EXERCISE AIM
Where a line of the material contains the string "diagram", copy that line.

BEGIN DATASET RECORDS

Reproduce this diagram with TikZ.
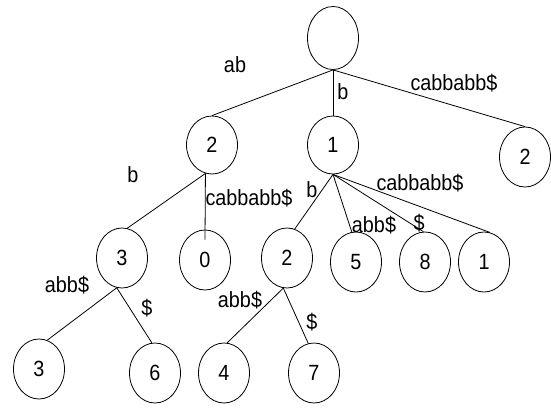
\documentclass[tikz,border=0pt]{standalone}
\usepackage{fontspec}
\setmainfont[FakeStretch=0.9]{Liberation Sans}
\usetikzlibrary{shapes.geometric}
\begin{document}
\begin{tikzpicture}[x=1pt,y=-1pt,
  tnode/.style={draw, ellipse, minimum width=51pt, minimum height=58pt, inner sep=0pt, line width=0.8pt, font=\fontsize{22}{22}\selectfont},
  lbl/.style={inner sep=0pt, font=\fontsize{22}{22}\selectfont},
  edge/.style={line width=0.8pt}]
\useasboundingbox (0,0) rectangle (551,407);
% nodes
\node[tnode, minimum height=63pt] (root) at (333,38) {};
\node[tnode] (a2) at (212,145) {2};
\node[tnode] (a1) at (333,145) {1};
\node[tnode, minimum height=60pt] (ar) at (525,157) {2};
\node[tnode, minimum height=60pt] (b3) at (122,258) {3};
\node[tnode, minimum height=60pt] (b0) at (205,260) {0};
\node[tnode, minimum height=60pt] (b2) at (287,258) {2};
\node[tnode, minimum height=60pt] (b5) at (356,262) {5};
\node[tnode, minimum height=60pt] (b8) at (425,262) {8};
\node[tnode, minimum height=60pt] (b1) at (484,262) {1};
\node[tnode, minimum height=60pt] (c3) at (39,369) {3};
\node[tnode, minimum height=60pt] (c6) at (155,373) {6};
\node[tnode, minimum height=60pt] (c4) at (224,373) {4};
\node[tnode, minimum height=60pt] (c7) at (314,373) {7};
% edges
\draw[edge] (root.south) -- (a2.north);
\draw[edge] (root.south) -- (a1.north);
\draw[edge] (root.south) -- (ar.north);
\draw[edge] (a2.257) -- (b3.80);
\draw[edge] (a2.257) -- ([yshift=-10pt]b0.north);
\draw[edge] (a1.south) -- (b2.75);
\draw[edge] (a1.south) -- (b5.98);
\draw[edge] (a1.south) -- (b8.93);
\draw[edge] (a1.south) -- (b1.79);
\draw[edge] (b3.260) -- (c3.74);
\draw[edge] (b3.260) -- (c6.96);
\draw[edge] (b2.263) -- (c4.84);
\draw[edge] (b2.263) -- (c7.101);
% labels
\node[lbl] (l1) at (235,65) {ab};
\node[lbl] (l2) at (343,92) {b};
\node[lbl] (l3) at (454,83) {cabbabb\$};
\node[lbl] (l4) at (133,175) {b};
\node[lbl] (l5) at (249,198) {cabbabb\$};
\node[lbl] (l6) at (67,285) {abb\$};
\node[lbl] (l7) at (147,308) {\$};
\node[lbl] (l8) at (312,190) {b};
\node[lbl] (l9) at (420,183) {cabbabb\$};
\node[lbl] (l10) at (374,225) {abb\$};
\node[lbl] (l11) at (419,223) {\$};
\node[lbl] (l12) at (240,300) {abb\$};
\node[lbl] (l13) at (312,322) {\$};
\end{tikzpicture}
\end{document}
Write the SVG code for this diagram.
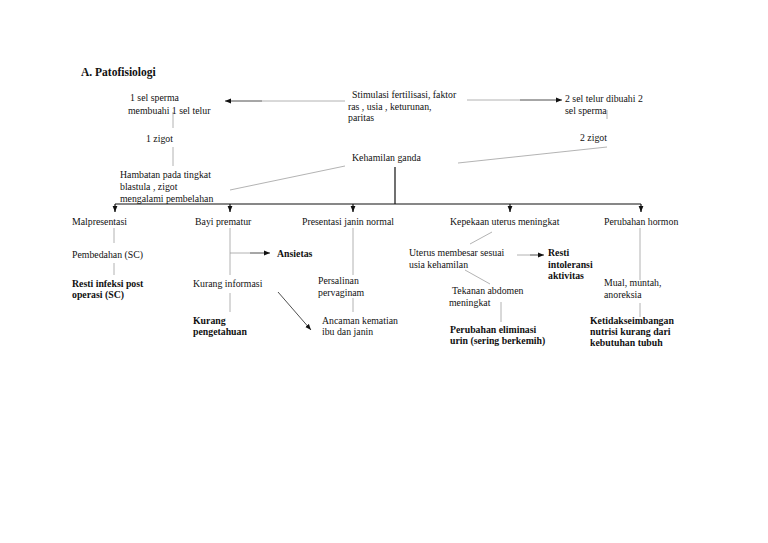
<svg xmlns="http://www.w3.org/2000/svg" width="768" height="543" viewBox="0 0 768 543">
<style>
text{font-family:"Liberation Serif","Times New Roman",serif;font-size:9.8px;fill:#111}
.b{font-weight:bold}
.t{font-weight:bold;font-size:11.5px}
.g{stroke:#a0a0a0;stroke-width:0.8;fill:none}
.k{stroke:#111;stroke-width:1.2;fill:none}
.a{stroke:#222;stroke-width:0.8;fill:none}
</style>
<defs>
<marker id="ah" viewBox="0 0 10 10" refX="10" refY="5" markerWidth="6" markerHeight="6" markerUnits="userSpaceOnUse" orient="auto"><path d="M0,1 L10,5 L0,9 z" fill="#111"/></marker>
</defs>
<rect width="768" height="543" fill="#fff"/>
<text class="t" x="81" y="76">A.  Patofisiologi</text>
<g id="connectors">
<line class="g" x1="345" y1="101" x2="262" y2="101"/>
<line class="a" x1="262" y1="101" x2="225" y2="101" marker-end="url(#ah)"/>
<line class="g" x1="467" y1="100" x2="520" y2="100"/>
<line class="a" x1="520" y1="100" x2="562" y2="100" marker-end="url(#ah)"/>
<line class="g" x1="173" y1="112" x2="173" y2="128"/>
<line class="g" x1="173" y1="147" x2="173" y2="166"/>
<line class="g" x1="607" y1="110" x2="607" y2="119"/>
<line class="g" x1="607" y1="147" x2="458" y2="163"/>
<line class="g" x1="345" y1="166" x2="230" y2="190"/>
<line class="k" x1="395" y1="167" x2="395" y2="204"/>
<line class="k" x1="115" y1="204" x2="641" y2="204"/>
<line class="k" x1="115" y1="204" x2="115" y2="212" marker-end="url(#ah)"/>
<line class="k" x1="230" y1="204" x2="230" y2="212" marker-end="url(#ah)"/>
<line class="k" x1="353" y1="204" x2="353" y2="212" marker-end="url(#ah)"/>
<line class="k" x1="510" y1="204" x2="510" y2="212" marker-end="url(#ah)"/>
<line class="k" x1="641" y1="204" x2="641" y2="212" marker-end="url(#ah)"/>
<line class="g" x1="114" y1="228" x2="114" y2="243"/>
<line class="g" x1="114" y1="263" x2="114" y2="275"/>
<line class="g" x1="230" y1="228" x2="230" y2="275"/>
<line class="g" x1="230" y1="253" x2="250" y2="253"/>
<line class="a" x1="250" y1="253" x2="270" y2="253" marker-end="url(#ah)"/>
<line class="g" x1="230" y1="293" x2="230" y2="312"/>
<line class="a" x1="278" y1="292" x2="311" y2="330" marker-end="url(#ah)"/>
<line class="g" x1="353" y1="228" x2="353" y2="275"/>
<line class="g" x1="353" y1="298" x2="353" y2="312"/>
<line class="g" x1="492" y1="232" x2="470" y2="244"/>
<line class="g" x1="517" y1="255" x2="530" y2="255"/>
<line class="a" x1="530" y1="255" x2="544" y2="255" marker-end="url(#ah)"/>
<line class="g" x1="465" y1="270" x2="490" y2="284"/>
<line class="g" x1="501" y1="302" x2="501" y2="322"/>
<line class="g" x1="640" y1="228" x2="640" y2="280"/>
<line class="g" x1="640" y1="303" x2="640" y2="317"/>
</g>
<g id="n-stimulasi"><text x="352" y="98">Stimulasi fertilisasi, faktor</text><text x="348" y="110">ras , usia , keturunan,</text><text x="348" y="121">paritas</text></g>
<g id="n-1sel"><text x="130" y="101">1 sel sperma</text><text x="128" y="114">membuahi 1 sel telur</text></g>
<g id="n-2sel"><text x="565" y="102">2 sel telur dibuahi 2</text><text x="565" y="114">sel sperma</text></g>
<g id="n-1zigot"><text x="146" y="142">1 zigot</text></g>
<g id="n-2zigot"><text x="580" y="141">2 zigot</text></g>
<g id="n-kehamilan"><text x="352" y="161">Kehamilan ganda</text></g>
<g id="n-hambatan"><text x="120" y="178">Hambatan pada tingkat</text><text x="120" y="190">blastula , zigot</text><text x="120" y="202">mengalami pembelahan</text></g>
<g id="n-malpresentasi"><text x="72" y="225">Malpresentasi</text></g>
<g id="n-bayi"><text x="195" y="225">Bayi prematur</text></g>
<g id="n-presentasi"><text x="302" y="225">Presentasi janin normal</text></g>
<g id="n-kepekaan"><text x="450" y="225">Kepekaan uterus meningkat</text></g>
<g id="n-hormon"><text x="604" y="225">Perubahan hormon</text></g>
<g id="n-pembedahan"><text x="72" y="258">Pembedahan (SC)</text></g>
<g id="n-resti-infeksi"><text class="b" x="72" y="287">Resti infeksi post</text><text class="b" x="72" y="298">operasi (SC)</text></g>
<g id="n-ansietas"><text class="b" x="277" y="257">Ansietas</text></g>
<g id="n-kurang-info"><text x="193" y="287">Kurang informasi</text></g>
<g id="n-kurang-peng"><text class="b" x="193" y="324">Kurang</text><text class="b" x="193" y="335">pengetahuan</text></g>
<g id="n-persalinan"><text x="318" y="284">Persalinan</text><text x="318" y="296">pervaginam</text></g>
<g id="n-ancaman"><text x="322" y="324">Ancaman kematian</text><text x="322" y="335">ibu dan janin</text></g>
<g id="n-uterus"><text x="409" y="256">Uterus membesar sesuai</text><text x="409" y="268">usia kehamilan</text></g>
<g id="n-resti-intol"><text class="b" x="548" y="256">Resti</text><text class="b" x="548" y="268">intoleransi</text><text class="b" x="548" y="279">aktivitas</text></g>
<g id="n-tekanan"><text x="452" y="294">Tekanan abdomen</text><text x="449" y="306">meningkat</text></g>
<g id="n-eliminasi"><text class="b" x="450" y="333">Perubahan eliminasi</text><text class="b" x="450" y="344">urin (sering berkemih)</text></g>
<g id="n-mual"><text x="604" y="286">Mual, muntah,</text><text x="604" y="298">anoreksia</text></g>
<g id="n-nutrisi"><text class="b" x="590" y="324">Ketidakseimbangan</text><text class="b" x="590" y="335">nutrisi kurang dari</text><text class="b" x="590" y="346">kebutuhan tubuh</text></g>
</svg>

END DATASET RECORDS

TASK RESULT
Reproduce this diagram with TikZ.
Write the SVG code for this diagram.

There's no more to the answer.